An especially complex set of triggers and inscribed spells might behave intelligently; this is the method the great Runesmiths use to create Golems and Automatons.
In general, Runic Triggers require only Range and Duration parameters; many will be purely melee ranged, not altering the cost.
A Runic Ward is an Inscription set into a large, typically stationary object, such as a door or floor. It is possible to put a Ward upon a vehicle like a ship. Runic Wards are put into different classes depending upon what Duration their trigger uses. As there are three classes of trigger duration, there are three classes of Runic Wards – temporary, lesser (lasting), and greater (permanent). Temporary and lasting Wards only trigger once; Permanent Wards last indefinitely and can be triggered an indefinite number of times. All Runic Wards are vulnerable to being destroyed, either by damaging the Runic Inscriptions or by dispelling the magic.

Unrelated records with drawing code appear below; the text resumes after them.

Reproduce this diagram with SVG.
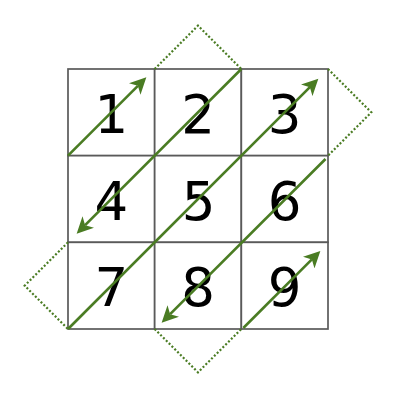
<svg xmlns="http://www.w3.org/2000/svg" width="400" height="400" viewBox="0 0 400 400">
  <style>
    .cell { fill: #ffffff; stroke: #5a5a5a; stroke-width: 1.7; }
    .num { font-family: "DejaVu Sans", sans-serif; font-size: 53px; fill: #000000; text-anchor: middle; }
    .conn { fill: none; stroke: #4a7c23; stroke-width: 2.6; }
    .dot { fill: none; stroke: #4a7c23; stroke-width: 2.2; stroke-dasharray: 2 2; }
  </style>
  <defs>
    <marker id="arrow" markerUnits="userSpaceOnUse" viewBox="0 0 17 17" markerWidth="17" markerHeight="17" refX="4.5" refY="8.5" orient="auto">
      <path d="M0,0.3 L16.5,8.5 L0,16.7 L4.5,8.5 Z" fill="#4a7c23"/>
    </marker>
  </defs>
  <rect width="400" height="400" fill="#ffffff"/>
  <g id="n1"><rect class="cell" x="68" y="69" width="86.67" height="86.67"/><text class="num" x="111.3" y="133">1</text></g>
  <g id="n2"><rect class="cell" x="154.67" y="69" width="86.67" height="86.67"/><text class="num" x="198" y="133">2</text></g>
  <g id="n3"><rect class="cell" x="241.33" y="69" width="86.67" height="86.67"/><text class="num" x="284.7" y="133">3</text></g>
  <g id="n4"><rect class="cell" x="68" y="155.67" width="86.67" height="86.67"/><text class="num" x="111.3" y="219.8">4</text></g>
  <g id="n5"><rect class="cell" x="154.67" y="155.67" width="86.67" height="86.67"/><text class="num" x="198.5" y="219.8">5</text></g>
  <g id="n6"><rect class="cell" x="241.33" y="155.67" width="86.67" height="86.67"/><text class="num" x="284.7" y="219.8">6</text></g>
  <g id="n7"><rect class="cell" x="68" y="242.33" width="86.67" height="86.67"/><text class="num" x="111.3" y="306">7</text></g>
  <g id="n8"><rect class="cell" x="154.67" y="242.33" width="86.67" height="86.67"/><text class="num" x="198" y="306">8</text></g>
  <g id="n9"><rect class="cell" x="241.33" y="242.33" width="86.67" height="86.67"/><text class="num" x="284.7" y="306">9</text></g>
  <g id="connectors">
    <path class="dot" d="M154.67,69 L198,25.67 L241.33,69"/>
    <path class="dot" d="M328,69 L371.33,112.33 L328,155.67"/>
    <path class="dot" d="M68,242.33 L24.67,285.67 L68,329"/>
    <path class="dot" d="M154.67,329 L198,372.33 L241.33,329"/>
    <path class="conn" d="M68,155.67 L137.87,85.8" marker-end="url(#arrow)"/>
    <path class="conn" d="M241.33,69 L85.13,225.2" marker-end="url(#arrow)"/>
    <path class="conn" d="M68,329 L309.87,87.13" marker-end="url(#arrow)"/>
    <path class="conn" d="M325.5,159 L170.13,314.2" marker-end="url(#arrow)"/>
    <path class="conn" d="M243.3,328 L311.87,259.43" marker-end="url(#arrow)"/>
  </g>
</svg>
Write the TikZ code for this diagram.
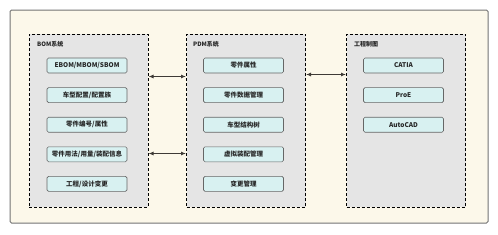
\documentclass[tikz,border=0pt]{standalone}
\usepackage{fontspec}
\setmainfont{Noto Sans CJK SC}
\usetikzlibrary{arrows.meta,positioning}
\definecolor{cream}{HTML}{FCF8EA}
\definecolor{groupgray}{HTML}{E5E5E5}
\definecolor{itemcyan}{HTML}{D8F1F1}
\definecolor{arrowdark}{HTML}{3E3A36}

\begin{document}
\begin{tikzpicture}[x=1pt,y=-1pt,font=\fontsize{6.5}{7}\selectfont\bfseries,>={Latex[length=5pt,width=4pt]},
  group/.style={draw=black,fill=groupgray,dashed,dash pattern=on 3pt off 2pt,line width=1pt,
    minimum width=119pt,minimum height=173pt,inner sep=0pt},
  item/.style={draw=black!60,fill=itemcyan,rounded corners=1.5pt,line width=.6pt,
    minimum width=80pt,minimum height=15pt,inner sep=0pt,text=black!85},
  grouptitle/.style={anchor=west,inner sep=0pt,text=black!85,font=\fontsize{6}{7}\selectfont\bfseries},
  link/.style={<->,draw=arrowdark,line width=1pt}]
 \useasboundingbox (0,0) rectangle (498,234);
 \draw[draw=black!55,fill=cream,line width=1pt,rounded corners=1.5pt] (10,10) rectangle (488,223);
 % three systems
 \node[group] (bom) at (88.5,120.5) {};
 \node[group] (pdm) at (246,120.5) {};
 \node[group] (eng) at (406,120.5) {};
 \node[grouptitle] (bomt) at (37,44) {BOM系统};
 \node[grouptitle] (pdmt) at (193,44) {PDM系统};
 \node[grouptitle] (engt) at (354,44) {工程制图};
 % items
 \foreach \t [count=\i] in {EBOM/MBOM/SBOM,车型配置/配置族,零件编号/属性,零件用法/用量/装配信息,工程/设计变更}
   \node[item] (bom\i) at (87,65.5+29.6*\i-29.6) {\t};
 \foreach \t [count=\i] in {零件属性,零件数据管理,车型结构树,虚拟装配管理,变更管理}
   \node[item] (pdm\i) at (243.5,65.5+29.6*\i-29.6) {\t};
 \foreach \t [count=\i] in {CATIA,ProE,AutoCAD}
   \node[item] (eng\i) at (403.5,65.5+29.6*\i-29.6) {\t};
 % links
 \draw[link] (bom.east |- 0,76.5) -- (pdm.west |- 0,76.5);
 \draw[link] (bom.east |- 0,153.5) -- (pdm.west |- 0,153.5);
 \draw[link] (pdm.east |- 0,74.5) -- (eng.west |- 0,74.5);
\end{tikzpicture}
\end{document}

A Runic Sigil is an Inscription set into a small, mobile object, such as a stone or shield. Like Runic Wards, there are three classes of Runic Sigils corresponding to the three different trigger duration classes: temporary, lesser, and greater. Temporary and Lesser Sigils require a Runesmith to activate, while Greater Sigils can be activated by anyone.
Most Runic Sigils are made with a melee-ranged Des-Gal-Wor (Lesser Sense Mind) trigger, though some (such as ones triggering Blocking spells) use Des-Gal-Nor-Sanct (Lesser Sense Danger). No trigger may be attached to more than one spell in a Sigil, though one object may have multiple Sigils inscribed upon it.
Greater Sigils can be purchased for C100 per point of energy that the the spell they cast costs. Runesmiths can create Greater Sigils for half of this cost. Only the most powerful practitioners of magic can take up the art of Runesmithing. The likes of Sorcerer Kings and their most powerful Templar, simply buying them without the patronage of a Sorcerer King or powerful Templar is impossible.
Permanent magical items are also the domain of the Runesmith or Psionic Enchanters.
1 Defilers and defiling can, at very high levels of skill, void the need for targets to be willing.